§ EXERCISE
Using the entries shown below, output the line containing "Convert this chart to matplotlib code.", the line containing "ax = fig.add_axes([0.1196, 0.1945, 0.6460, 0.7569])", and every line between them, exactly. Pictures are omitted.

§ AVAILABLE RECORDS
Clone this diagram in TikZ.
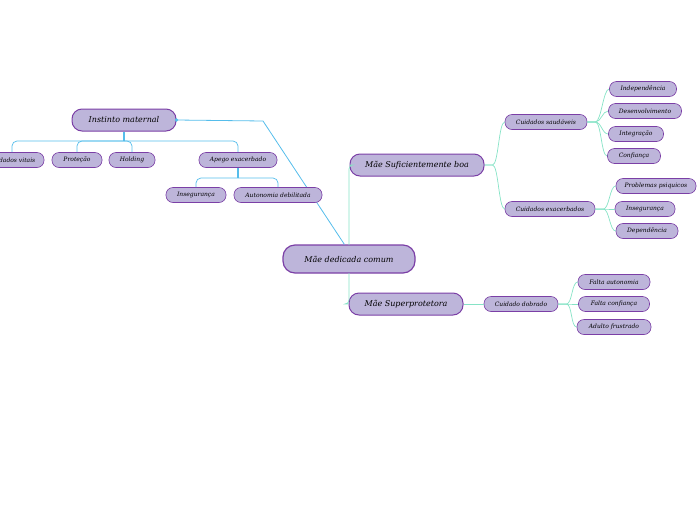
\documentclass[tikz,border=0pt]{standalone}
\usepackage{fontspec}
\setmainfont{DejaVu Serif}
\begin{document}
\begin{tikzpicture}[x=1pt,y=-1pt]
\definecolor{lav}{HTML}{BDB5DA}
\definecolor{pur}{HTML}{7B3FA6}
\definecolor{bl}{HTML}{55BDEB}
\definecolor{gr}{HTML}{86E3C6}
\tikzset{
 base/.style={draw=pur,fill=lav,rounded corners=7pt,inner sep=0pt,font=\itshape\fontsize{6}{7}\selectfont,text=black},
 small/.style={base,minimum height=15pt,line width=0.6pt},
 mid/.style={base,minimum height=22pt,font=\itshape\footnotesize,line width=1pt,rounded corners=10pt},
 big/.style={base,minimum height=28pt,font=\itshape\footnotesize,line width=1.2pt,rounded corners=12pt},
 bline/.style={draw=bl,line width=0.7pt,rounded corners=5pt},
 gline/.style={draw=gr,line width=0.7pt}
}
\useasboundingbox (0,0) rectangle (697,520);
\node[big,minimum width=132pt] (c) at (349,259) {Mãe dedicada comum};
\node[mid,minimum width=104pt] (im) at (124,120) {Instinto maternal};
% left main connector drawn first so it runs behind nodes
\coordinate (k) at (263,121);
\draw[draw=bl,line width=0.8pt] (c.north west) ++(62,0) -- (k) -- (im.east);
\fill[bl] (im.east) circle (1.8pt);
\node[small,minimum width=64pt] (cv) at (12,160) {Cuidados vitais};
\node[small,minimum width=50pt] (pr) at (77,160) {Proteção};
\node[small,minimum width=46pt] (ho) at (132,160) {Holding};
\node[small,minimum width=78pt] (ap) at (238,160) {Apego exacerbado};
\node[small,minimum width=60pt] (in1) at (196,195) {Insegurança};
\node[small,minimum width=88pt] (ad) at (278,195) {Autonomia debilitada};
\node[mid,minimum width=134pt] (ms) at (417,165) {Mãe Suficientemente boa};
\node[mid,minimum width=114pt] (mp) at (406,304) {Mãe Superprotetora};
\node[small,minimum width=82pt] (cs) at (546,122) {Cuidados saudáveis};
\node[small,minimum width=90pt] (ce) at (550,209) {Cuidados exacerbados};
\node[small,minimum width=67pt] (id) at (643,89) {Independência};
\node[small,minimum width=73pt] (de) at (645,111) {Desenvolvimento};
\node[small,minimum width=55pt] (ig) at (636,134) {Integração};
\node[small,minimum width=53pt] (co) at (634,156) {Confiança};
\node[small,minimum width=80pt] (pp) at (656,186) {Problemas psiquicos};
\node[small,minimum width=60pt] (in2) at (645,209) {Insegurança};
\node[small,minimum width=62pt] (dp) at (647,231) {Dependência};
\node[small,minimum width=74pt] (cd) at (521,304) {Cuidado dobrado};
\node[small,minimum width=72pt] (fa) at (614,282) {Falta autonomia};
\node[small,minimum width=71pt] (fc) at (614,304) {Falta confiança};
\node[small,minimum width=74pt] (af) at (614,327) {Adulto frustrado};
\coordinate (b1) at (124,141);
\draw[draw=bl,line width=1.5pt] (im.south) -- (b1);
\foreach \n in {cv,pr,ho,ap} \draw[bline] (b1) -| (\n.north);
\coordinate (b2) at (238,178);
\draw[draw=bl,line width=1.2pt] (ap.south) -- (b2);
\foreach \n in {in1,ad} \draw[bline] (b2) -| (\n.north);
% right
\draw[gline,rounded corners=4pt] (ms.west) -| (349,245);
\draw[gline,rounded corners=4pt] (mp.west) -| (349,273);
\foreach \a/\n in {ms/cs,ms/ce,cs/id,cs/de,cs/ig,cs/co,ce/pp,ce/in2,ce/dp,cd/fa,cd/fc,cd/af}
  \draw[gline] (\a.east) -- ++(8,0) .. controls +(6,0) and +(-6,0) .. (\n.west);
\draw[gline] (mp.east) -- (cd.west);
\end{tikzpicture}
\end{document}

* * *

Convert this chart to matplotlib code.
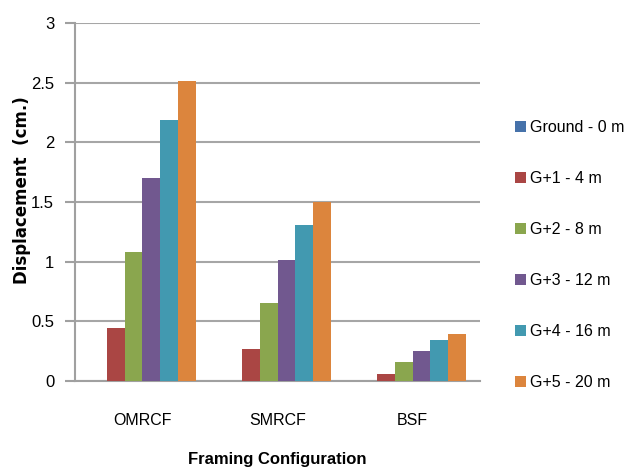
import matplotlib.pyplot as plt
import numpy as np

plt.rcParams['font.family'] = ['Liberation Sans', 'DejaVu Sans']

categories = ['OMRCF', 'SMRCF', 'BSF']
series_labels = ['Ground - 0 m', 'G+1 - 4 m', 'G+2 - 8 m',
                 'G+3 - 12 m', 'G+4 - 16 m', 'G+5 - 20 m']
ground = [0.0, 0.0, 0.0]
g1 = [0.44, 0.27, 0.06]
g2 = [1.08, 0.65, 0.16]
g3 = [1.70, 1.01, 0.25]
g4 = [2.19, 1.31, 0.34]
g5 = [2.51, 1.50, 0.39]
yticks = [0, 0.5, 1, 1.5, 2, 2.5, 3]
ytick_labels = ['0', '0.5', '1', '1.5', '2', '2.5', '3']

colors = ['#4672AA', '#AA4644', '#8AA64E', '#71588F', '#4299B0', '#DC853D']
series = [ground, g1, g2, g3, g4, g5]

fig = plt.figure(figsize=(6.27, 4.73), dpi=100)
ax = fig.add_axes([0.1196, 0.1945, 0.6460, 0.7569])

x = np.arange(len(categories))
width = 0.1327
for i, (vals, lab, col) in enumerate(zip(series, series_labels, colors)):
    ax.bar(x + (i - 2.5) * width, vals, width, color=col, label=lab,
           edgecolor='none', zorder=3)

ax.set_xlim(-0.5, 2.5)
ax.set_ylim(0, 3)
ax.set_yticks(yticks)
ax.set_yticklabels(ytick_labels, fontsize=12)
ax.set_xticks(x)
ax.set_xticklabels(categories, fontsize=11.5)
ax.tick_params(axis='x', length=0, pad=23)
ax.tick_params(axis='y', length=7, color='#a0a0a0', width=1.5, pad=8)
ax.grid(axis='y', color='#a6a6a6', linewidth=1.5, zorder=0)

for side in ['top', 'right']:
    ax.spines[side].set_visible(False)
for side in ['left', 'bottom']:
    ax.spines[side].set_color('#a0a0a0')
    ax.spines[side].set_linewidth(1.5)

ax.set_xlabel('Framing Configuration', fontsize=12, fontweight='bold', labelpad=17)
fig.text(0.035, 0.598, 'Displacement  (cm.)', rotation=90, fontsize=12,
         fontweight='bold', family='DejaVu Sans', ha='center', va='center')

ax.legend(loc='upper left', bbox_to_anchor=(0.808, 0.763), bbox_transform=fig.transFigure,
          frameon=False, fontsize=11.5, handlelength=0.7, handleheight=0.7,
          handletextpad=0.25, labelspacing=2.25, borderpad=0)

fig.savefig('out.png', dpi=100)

§ RESULT OF THE EXERCISE
Convert this chart to matplotlib code.
import matplotlib.pyplot as plt
import numpy as np

plt.rcParams['font.family'] = ['Liberation Sans', 'DejaVu Sans']

categories = ['OMRCF', 'SMRCF', 'BSF']
series_labels = ['Ground - 0 m', 'G+1 - 4 m', 'G+2 - 8 m',
                 'G+3 - 12 m', 'G+4 - 16 m', 'G+5 - 20 m']
ground = [0.0, 0.0, 0.0]
g1 = [0.44, 0.27, 0.06]
g2 = [1.08, 0.65, 0.16]
g3 = [1.70, 1.01, 0.25]
g4 = [2.19, 1.31, 0.34]
g5 = [2.51, 1.50, 0.39]
yticks = [0, 0.5, 1, 1.5, 2, 2.5, 3]
ytick_labels = ['0', '0.5', '1', '1.5', '2', '2.5', '3']

colors = ['#4672AA', '#AA4644', '#8AA64E', '#71588F', '#4299B0', '#DC853D']
series = [ground, g1, g2, g3, g4, g5]

fig = plt.figure(figsize=(6.27, 4.73), dpi=100)
ax = fig.add_axes([0.1196, 0.1945, 0.6460, 0.7569])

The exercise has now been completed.